Hier, les pas d'une balade sur les quais de ma ville m’ont mené pour la première fois depuis très longtemps vers l’Université des Lettres ; j’ai passé la porte, l’atrium, traversé le petit patio comme si j’allais assister au cours de Littérature au Présent de Monsieur B., personne n’a réellement fait attention à moi, sauf peut-être à mon absence de cartable, à mon air d’enseignant qu’on n’a encore pas eu, qui sait ? Dans les allées, les mêmes étudiants qu’au siècle dernier, la même assurance d’un monde à conquérir.
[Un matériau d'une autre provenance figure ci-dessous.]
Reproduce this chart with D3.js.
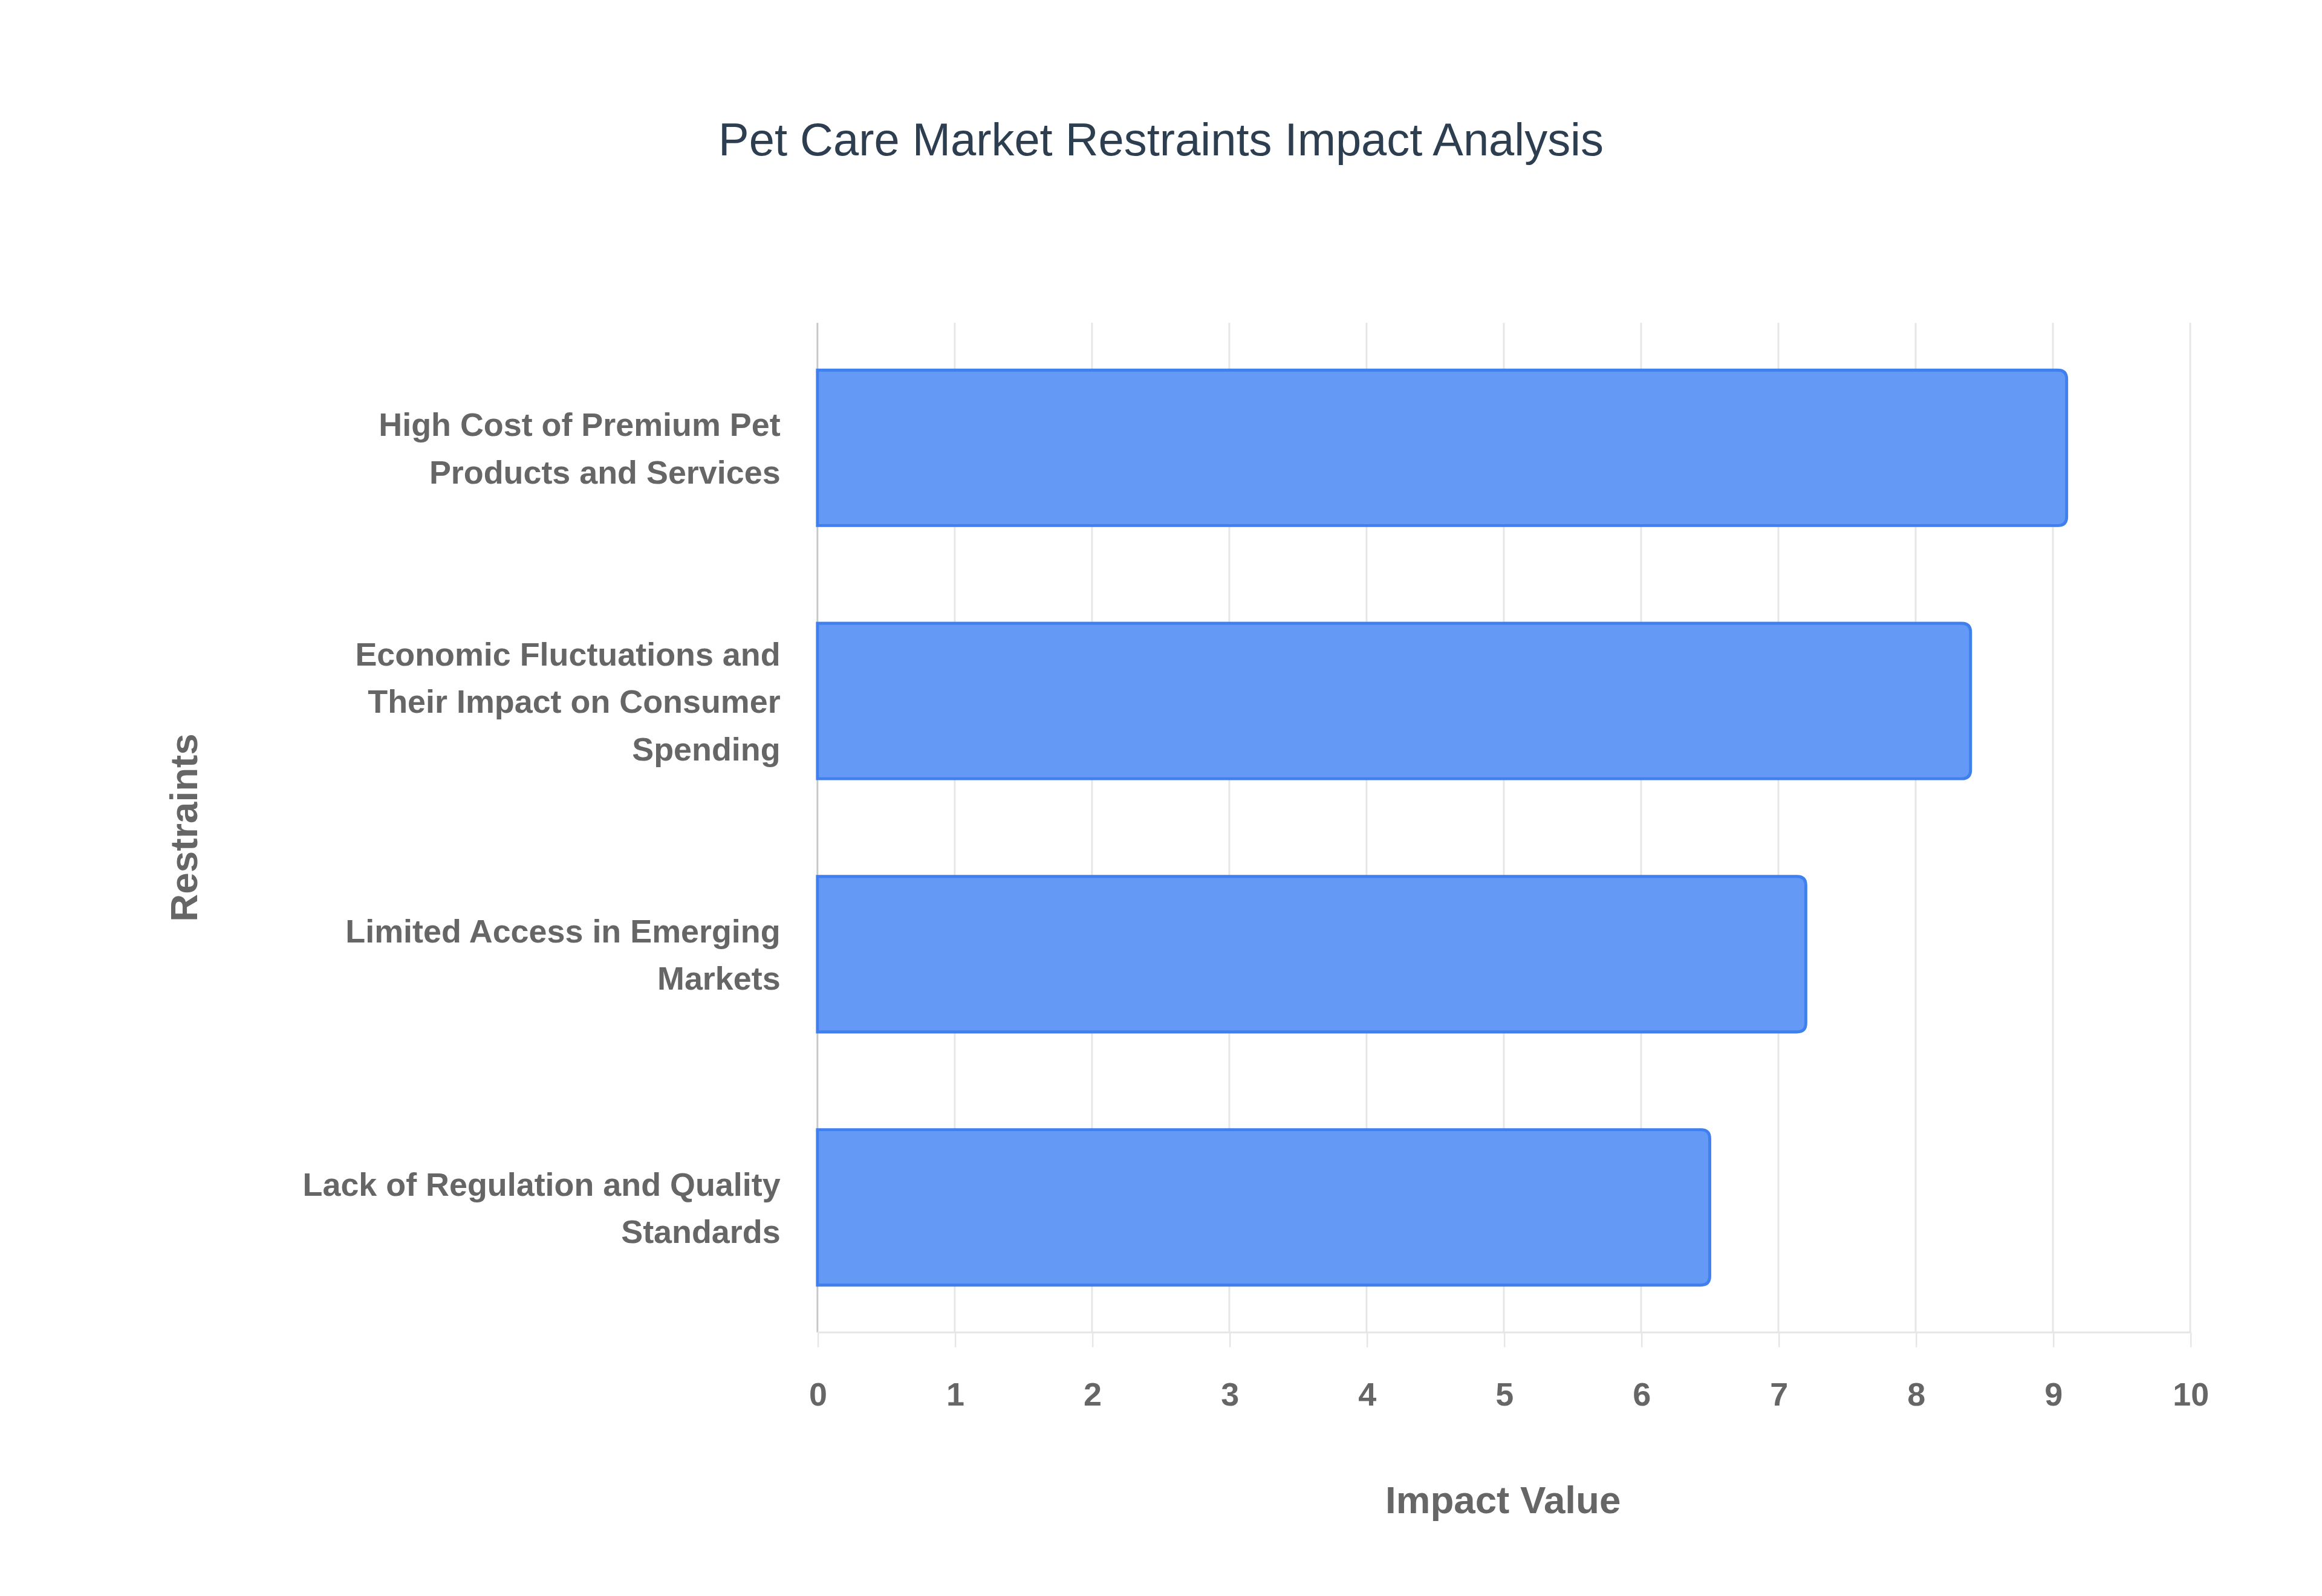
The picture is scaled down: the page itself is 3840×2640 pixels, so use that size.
<!DOCTYPE html>
<html>
<head>
<script src="https://d3js.org/d3.v7.min.js"></script>
<style>
  body { margin: 0; background: #fff; }
  text { font-family: "Liberation Sans", Arial, sans-serif; }
</style>
</head>
<body>
<div id="chart"></div>
<script>
const restraints = [
  "High Cost of Premium Pet Products and Services",
  "Economic Fluctuations and Their Impact on Consumer Spending",
  "Limited Access in Emerging Markets",
  "Lack of Regulation and Quality Standards"
];
const impactValues = [9.1, 8.4, 7.2, 6.5];
const xTicks = [0, 1, 2, 3, 4, 5, 6, 7, 8, 9, 10];

const W = 1568, H = 1078;
const margin = {top: 218, right: 89, bottom: 178, left: 552};

const svg = d3.select("#chart").append("svg")
  .attr("width", 3840).attr("height", 2640)
  .attr("viewBox", `0 0 ${W} ${H}`);

const x = d3.scaleLinear().domain([0, 10]).range([margin.left, W - margin.right]);
const y = d3.scaleBand().domain(restraints).range([margin.top, H - margin.bottom])
  .paddingInner(0.386).paddingOuter(0.187);

// grid
svg.append("g").selectAll("line").data(xTicks).enter().append("line")
  .attr("x1", d => x(d)).attr("x2", d => x(d))
  .attr("y1", margin.top).attr("y2", H - margin.bottom)
  .attr("stroke", d => d === 0 ? "#c8c8c8" : "#e6e6e6").attr("stroke-width", 1.2);
svg.append("line")
  .attr("x1", margin.left).attr("x2", W - margin.right)
  .attr("y1", H - margin.bottom).attr("y2", H - margin.bottom)
  .attr("stroke", "#e6e6e6").attr("stroke-width", 1.2);

// bars with rounded right end
const bars = restraints.map((r, i) => ({key: r, value: impactValues[i]}));
svg.append("g").selectAll("path").data(bars).enter().append("path")
  .attr("d", d => {
    const x0 = x(0), x1 = x(d.value), y0 = y(d.key), h = y.bandwidth(), r = 6;
    return `M${x0},${y0} H${x1 - r} Q${x1},${y0} ${x1},${y0 + r} V${y0 + h - r} Q${x1},${y0 + h} ${x1 - r},${y0 + h} H${x0} Z`;
  })
  .attr("fill", "#6499f6").attr("stroke", "#3f7fee").attr("stroke-width", 2);

// x axis
const xAxis = svg.append("g")
  .attr("transform", `translate(0,${H - margin.bottom})`)
  .call(d3.axisBottom(x).tickValues(xTicks).tickSize(10).tickFormat(d3.format("d")));
xAxis.select(".domain").remove();
xAxis.selectAll("line").attr("stroke", "#e6e6e6");
xAxis.selectAll("text").attr("fill", "#666").attr("font-size", 22)
  .attr("font-weight", "bold").attr("dy", "1.65em");

// y labels with wrapping
const labelG = svg.append("g");
restraints.forEach(r => {
  const t = labelG.append("text")
    .attr("text-anchor", "end").attr("fill", "#666")
    .attr("font-size", 22).attr("font-weight", "bold");
  const words = r.split(" ");
  const lines = [];
  let cur = [];
  const probe = t.append("tspan");
  words.forEach(w => {
    const test = cur.concat(w).join(" ");
    probe.text(test);
    if (probe.node().getComputedTextLength() > 330 && cur.length) {
      lines.push(cur.join(" "));
      cur = [w];
    } else cur.push(w);
  });
  lines.push(cur.join(" "));
  probe.remove();
  const lh = 32;
  const cy = y(r) + y.bandwidth() / 2;
  lines.forEach((l, i) => {
    t.append("tspan").attr("x", margin.left - 25)
      .attr("y", cy + (i - (lines.length - 1) / 2) * lh + 8).text(l);
  });
});

// titles
svg.append("text").attr("x", 784).attr("y", 105).attr("text-anchor", "middle")
  .attr("font-size", 31).attr("fill", "#2c3e50").text("Pet Care Market Restraints Impact Analysis");
svg.append("text").attr("x", 1015).attr("y", 1022).attr("text-anchor", "middle")
  .attr("font-size", 26).attr("font-weight", "bold").attr("fill", "#666").text("Impact Value");
svg.append("text").attr("transform", "translate(133,559) rotate(-90)").attr("text-anchor", "middle")
  .attr("font-size", 26).attr("font-weight", "bold").attr("fill", "#666").text("Restraints");
</script>
</body>
</html>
Une sociabilité dont ils ne savent pas qu’ils ne la retrouveront peut-être jamais, ailleurs. Même si c’est autre chose. Je me suis rappelé des prénoms, des visages, les ai imaginés sortir, là, juste après moi, me proposer de poursuivre l’instant, au Café des facultés. Mais je ne me suis pas attardé : à travers une porte entrouverte, j’avais aperçu un jeune professeur, en pleine action, pensé que ça aurait pu être moi, que ça aurait dû. J’ai choisi d’autres voies. Et suis reparti en Vélov’: on les chevauche plus facilement qu’on accepte que les temps le fassent entre eux.